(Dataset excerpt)
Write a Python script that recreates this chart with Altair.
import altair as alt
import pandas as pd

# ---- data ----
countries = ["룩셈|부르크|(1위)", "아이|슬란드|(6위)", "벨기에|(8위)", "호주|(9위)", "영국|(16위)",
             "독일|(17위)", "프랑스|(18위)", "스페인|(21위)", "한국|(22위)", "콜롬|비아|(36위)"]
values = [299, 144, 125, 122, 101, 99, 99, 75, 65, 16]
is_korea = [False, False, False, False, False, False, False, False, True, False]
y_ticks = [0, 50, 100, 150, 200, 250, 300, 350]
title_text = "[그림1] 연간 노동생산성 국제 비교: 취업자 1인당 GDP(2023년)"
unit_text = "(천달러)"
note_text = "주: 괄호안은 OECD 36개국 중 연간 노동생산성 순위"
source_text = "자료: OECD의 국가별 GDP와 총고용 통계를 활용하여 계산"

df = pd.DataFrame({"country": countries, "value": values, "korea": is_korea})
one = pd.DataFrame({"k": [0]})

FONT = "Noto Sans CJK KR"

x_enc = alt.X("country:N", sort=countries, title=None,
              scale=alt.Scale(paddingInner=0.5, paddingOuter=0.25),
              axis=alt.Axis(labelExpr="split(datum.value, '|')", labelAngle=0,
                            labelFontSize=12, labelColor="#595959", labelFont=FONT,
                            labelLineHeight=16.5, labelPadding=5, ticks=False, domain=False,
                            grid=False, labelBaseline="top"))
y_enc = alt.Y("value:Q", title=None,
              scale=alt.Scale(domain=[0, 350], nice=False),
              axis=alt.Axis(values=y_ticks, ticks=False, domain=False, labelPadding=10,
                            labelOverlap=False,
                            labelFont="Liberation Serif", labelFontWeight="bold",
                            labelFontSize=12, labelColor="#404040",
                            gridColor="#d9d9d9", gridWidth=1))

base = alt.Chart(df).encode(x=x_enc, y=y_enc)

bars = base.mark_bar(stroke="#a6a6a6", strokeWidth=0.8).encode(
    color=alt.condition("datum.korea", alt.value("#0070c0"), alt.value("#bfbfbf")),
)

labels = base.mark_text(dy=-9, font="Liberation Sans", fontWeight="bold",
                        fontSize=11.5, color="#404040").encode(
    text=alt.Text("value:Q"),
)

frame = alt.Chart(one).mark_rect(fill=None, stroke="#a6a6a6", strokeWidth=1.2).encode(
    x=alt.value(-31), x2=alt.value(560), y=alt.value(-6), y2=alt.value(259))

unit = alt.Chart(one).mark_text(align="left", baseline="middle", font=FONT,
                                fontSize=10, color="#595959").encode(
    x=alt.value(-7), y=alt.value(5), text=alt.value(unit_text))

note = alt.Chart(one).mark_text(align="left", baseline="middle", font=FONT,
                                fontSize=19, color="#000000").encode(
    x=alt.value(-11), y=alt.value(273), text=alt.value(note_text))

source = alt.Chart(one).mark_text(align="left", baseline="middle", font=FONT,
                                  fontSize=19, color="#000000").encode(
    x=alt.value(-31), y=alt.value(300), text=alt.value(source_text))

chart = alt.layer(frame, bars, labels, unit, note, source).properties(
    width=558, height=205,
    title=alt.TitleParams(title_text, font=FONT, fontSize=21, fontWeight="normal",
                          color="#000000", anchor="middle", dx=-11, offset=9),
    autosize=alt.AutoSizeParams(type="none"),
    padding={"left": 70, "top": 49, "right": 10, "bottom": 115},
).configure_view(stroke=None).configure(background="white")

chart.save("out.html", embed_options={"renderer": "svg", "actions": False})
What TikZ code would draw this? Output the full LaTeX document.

#### [Exercise brief]
From the first line to the last, retype the data exactly.

#### [Result of the exercise]
Write a Python script that recreates this chart with Altair.
import altair as alt
import pandas as pd

# ---- data ----
countries = ["룩셈|부르크|(1위)", "아이|슬란드|(6위)", "벨기에|(8위)", "호주|(9위)", "영국|(16위)",
             "독일|(17위)", "프랑스|(18위)", "스페인|(21위)", "한국|(22위)", "콜롬|비아|(36위)"]
values = [299, 144, 125, 122, 101, 99, 99, 75, 65, 16]
is_korea = [False, False, False, False, False, False, False, False, True, False]
y_ticks = [0, 50, 100, 150, 200, 250, 300, 350]
title_text = "[그림1] 연간 노동생산성 국제 비교: 취업자 1인당 GDP(2023년)"
unit_text = "(천달러)"
note_text = "주: 괄호안은 OECD 36개국 중 연간 노동생산성 순위"
source_text = "자료: OECD의 국가별 GDP와 총고용 통계를 활용하여 계산"

df = pd.DataFrame({"country": countries, "value": values, "korea": is_korea})
one = pd.DataFrame({"k": [0]})

FONT = "Noto Sans CJK KR"

x_enc = alt.X("country:N", sort=countries, title=None,
              scale=alt.Scale(paddingInner=0.5, paddingOuter=0.25),
              axis=alt.Axis(labelExpr="split(datum.value, '|')", labelAngle=0,
                            labelFontSize=12, labelColor="#595959", labelFont=FONT,
                            labelLineHeight=16.5, labelPadding=5, ticks=False, domain=False,
                            grid=False, labelBaseline="top"))
y_enc = alt.Y("value:Q", title=None,
              scale=alt.Scale(domain=[0, 350], nice=False),
              axis=alt.Axis(values=y_ticks, ticks=False, domain=False, labelPadding=10,
                            labelOverlap=False,
                            labelFont="Liberation Serif", labelFontWeight="bold",
                            labelFontSize=12, labelColor="#404040",
                            gridColor="#d9d9d9", gridWidth=1))

base = alt.Chart(df).encode(x=x_enc, y=y_enc)

bars = base.mark_bar(stroke="#a6a6a6", strokeWidth=0.8).encode(
    color=alt.condition("datum.korea", alt.value("#0070c0"), alt.value("#bfbfbf")),
)

labels = base.mark_text(dy=-9, font="Liberation Sans", fontWeight="bold",
                        fontSize=11.5, color="#404040").encode(
    text=alt.Text("value:Q"),
)

frame = alt.Chart(one).mark_rect(fill=None, stroke="#a6a6a6", strokeWidth=1.2).encode(
    x=alt.value(-31), x2=alt.value(560), y=alt.value(-6), y2=alt.value(259))

unit = alt.Chart(one).mark_text(align="left", baseline="middle", font=FONT,
                                fontSize=10, color="#595959").encode(
    x=alt.value(-7), y=alt.value(5), text=alt.value(unit_text))

note = alt.Chart(one).mark_text(align="left", baseline="middle", font=FONT,
                                fontSize=19, color="#000000").encode(
    x=alt.value(-11), y=alt.value(273), text=alt.value(note_text))

source = alt.Chart(one).mark_text(align="left", baseline="middle", font=FONT,
                                  fontSize=19, color="#000000").encode(
    x=alt.value(-31), y=alt.value(300), text=alt.value(source_text))

chart = alt.layer(frame, bars, labels, unit, note, source).properties(
    width=558, height=205,
    title=alt.TitleParams(title_text, font=FONT, fontSize=21, fontWeight="normal",
                          color="#000000", anchor="middle", dx=-11, offset=9),
    autosize=alt.AutoSizeParams(type="none"),
    padding={"left": 70, "top": 49, "right": 10, "bottom": 115},
).configure_view(stroke=None).configure(background="white")

chart.save("out.html", embed_options={"renderer": "svg", "actions": False})
What TikZ code would draw this? Output the full LaTeX document.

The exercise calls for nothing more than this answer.